Taryl time is probably $65-$75 an hour... He would have slapped a new relay on in about 10 minutes and used the money/time he saved to buy a big lobster dinner


----------



## GreenerDays (Apr 3, 2020)

Bob Driver said:


> Taryl time is probably $65-$75 an hour... He would have slapped a new relay on in about 10 minutes and used the money/time he saved to buy a big lobster dinner


yeah it's more like - thare's *my* dinn'er instead of thare's yur dinn'er .. 

he's still the best thou .. along with donyboy and doublewide six.


----------



## Bob Driver (Nov 1, 2017)

Donyboy is a kid that takes himself way to seriously.

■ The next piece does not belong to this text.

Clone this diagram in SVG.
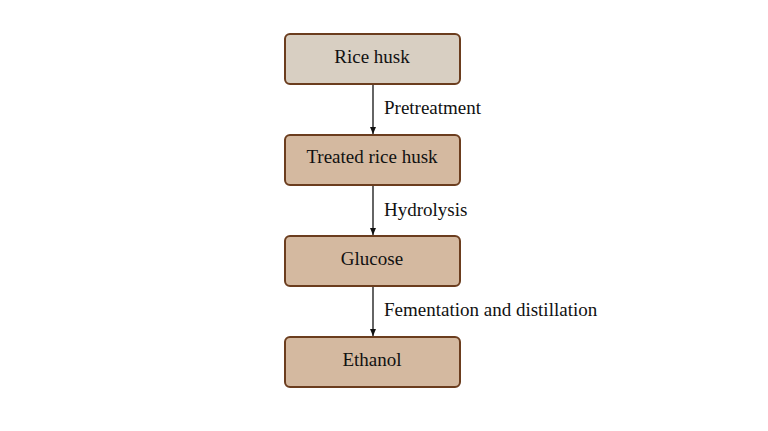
<svg xmlns="http://www.w3.org/2000/svg" width="768" height="431" viewBox="0 0 768 431">
<style>
.b{stroke:#6b3d1e;stroke-width:2}
.t{font-family:"Liberation Serif",serif;font-size:19px;fill:#111}
.c{stroke:#111;stroke-width:1.3;fill:none}
</style>
<defs><marker id="a" markerWidth="8" markerHeight="8" refX="7" refY="4" orient="auto" markerUnits="userSpaceOnUse"><path d="M0,1 L7,4 L0,7 Z" fill="#111"/></marker></defs>
<rect width="768" height="431" fill="#fff"/>
<g id="n1"><rect class="b" x="285" y="34" width="175" height="50" rx="5" fill="#d8cfc2"/><text class="t" x="372" y="63" text-anchor="middle">Rice husk</text></g>
<g id="n2"><rect class="b" x="285" y="135" width="175" height="50" rx="5" fill="#d4b9a0"/><text class="t" x="372" y="163" text-anchor="middle">Treated rice husk</text></g>
<g id="n3"><rect class="b" x="285" y="236" width="175" height="50" rx="5" fill="#d4b9a0"/><text class="t" x="372" y="265" text-anchor="middle">Glucose</text></g>
<g id="n4"><rect class="b" x="285" y="337" width="175" height="50" rx="5" fill="#d4b9a0"/><text class="t" x="372" y="366" text-anchor="middle">Ethanol</text></g>
<g id="edges">
<path class="c" d="M373,85 V134" marker-end="url(#a)"/>
<path class="c" d="M373,186 V235" marker-end="url(#a)"/>
<path class="c" d="M373,287 V336" marker-end="url(#a)"/>
<text class="t" x="384" y="114">Pretreatment</text>
<text class="t" x="384" y="216">Hydrolysis</text>
<text class="t" x="384" y="316">Fementation and distillation</text>
</g>
</svg>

Doublewide Six hovers somewhere between an advanced rookie and a B class mechanic on a good day. 

Taryl is what you usually end up with from a guy that's been turning wrenches and sniffing exhaust fumes on a daily basis for 40+ years.... What was he going to do for a living besides being a mechanic? 

Replacing Brad Pitt, or George Clooney wasn't exactly a viable option for a self-proclaimed ******* from Indiana (sorta like me) .


----------



## GreenerDays (Apr 3, 2020)

Driver, I agree with you 100% !!!
Dony with his boyish looks is super mellow as yellow (grass).. 
But you do learn from him if ya speed it up some.. 

Doublewide - agree ! - carries a wrench to wipe his nose, B mechanic and studier of "how dat work anyway" and makes videos not to waste your time. 

And good'Ole Taryl, I think he uses his teeth for a wrench when there ain't one around .. 
I think Arnold Swartzenager can play Doublewide, talking to himself and all.. lol

All in all, why am I sitting here trying to cut my grass when it hasn't even grown yet : ( ?

gonna try to make a video of my tractor issue..


----------



## Bob Driver (Nov 1, 2017)

I figure Donyboy is the front man in the videos for whoever owns the shop because that guy is even uglier than Taryl

With Doublewide6.... I never trusted any of my mechanics that called any component a "thingamabob". I think he's the Kim Kardashian of You Tube lawn mower videos.... He shows up all the time, but damned if I can figure out why.


----------



## GreenerDays (Apr 3, 2020)

Donyboy does own his shop - he is very high in demand in his area and gets pretty detailed.
Doublewide wouldn't be doublewide without that home in the woods, no lights in my garage, where did I put my chainsaw in case someone comes by vibe.. and I'd have to watch his vids before and Kim vids, well maybe one.. lol

So here's the video showing my issue.. I get a voltage drop where the solenoid at the battery post shows 2.8 volts .. I guess I got me a parasite somewhere .. 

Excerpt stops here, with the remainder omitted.